Would you output the whole listing below, exactly as it reads?

********************

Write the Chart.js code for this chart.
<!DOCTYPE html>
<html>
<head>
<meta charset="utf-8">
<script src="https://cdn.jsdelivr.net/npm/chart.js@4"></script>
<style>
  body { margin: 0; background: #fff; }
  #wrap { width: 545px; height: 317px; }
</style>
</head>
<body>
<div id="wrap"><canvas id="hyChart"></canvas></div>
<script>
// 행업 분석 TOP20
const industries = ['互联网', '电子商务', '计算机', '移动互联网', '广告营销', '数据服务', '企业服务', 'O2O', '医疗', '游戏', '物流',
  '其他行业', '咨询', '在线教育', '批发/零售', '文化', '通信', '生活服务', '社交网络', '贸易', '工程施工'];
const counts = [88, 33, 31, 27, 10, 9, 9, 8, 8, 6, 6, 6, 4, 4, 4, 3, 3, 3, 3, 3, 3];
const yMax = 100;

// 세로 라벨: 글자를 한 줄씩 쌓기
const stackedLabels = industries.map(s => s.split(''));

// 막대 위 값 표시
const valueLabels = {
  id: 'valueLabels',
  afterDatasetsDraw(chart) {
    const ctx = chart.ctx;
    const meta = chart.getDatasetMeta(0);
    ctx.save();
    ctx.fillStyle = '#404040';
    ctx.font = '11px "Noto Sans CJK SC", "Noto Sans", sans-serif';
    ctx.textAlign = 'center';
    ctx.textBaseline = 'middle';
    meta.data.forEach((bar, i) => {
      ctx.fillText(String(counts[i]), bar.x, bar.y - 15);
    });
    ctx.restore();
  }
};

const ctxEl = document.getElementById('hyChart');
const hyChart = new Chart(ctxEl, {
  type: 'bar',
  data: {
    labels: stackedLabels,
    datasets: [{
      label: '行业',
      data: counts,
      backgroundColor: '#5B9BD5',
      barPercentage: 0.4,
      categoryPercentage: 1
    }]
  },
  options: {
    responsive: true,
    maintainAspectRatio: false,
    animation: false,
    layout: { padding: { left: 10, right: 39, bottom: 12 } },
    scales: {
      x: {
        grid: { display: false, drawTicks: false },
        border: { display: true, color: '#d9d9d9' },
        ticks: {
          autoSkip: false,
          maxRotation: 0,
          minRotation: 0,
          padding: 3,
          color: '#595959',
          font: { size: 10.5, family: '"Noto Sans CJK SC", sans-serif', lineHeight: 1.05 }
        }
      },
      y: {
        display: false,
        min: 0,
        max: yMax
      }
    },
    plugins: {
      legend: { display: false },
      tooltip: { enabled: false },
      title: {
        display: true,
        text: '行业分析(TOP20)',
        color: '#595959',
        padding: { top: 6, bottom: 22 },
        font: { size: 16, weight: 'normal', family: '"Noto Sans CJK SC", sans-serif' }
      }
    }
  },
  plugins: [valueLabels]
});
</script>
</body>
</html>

********************

WRITTEN SOLUTION —
Write the Chart.js code for this chart.
<!DOCTYPE html>
<html>
<head>
<meta charset="utf-8">
<script src="https://cdn.jsdelivr.net/npm/chart.js@4"></script>
<style>
  body { margin: 0; background: #fff; }
  #wrap { width: 545px; height: 317px; }
</style>
</head>
<body>
<div id="wrap"><canvas id="hyChart"></canvas></div>
<script>
// 행업 분석 TOP20
const industries = ['互联网', '电子商务', '计算机', '移动互联网', '广告营销', '数据服务', '企业服务', 'O2O', '医疗', '游戏', '物流',
  '其他行业', '咨询', '在线教育', '批发/零售', '文化', '通信', '生活服务', '社交网络', '贸易', '工程施工'];
const counts = [88, 33, 31, 27, 10, 9, 9, 8, 8, 6, 6, 6, 4, 4, 4, 3, 3, 3, 3, 3, 3];
const yMax = 100;

// 세로 라벨: 글자를 한 줄씩 쌓기
const stackedLabels = industries.map(s => s.split(''));

// 막대 위 값 표시
const valueLabels = {
  id: 'valueLabels',
  afterDatasetsDraw(chart) {
    const ctx = chart.ctx;
    const meta = chart.getDatasetMeta(0);
    ctx.save();
    ctx.fillStyle = '#404040';
    ctx.font = '11px "Noto Sans CJK SC", "Noto Sans", sans-serif';
    ctx.textAlign = 'center';
    ctx.textBaseline = 'middle';
    meta.data.forEach((bar, i) => {
      ctx.fillText(String(counts[i]), bar.x, bar.y - 15);
    });
    ctx.restore();
  }
};

const ctxEl = document.getElementById('hyChart');
const hyChart = new Chart(ctxEl, {
  type: 'bar',
  data: {
    labels: stackedLabels,
    datasets: [{
      label: '行业',
      data: counts,
      backgroundColor: '#5B9BD5',
      barPercentage: 0.4,
      categoryPercentage: 1
    }]
  },
  options: {
    responsive: true,
    maintainAspectRatio: false,
    animation: false,
    layout: { padding: { left: 10, right: 39, bottom: 12 } },
    scales: {
      x: {
        grid: { display: false, drawTicks: false },
        border: { display: true, color: '#d9d9d9' },
        ticks: {
          autoSkip: false,
          maxRotation: 0,
          minRotation: 0,
          padding: 3,
          color: '#595959',
          font: { size: 10.5, family: '"Noto Sans CJK SC", sans-serif', lineHeight: 1.05 }
        }
      },
      y: {
        display: false,
        min: 0,
        max: yMax
      }
    },
    plugins: {
      legend: { display: false },
      tooltip: { enabled: false },
      title: {
        display: true,
        text: '行业分析(TOP20)',
        color: '#595959',
        padding: { top: 6, bottom: 22 },
        font: { size: 16, weight: 'normal', family: '"Noto Sans CJK SC", sans-serif' }
      }
    }
  },
  plugins: [valueLabels]
});
</script>
</body>
</html>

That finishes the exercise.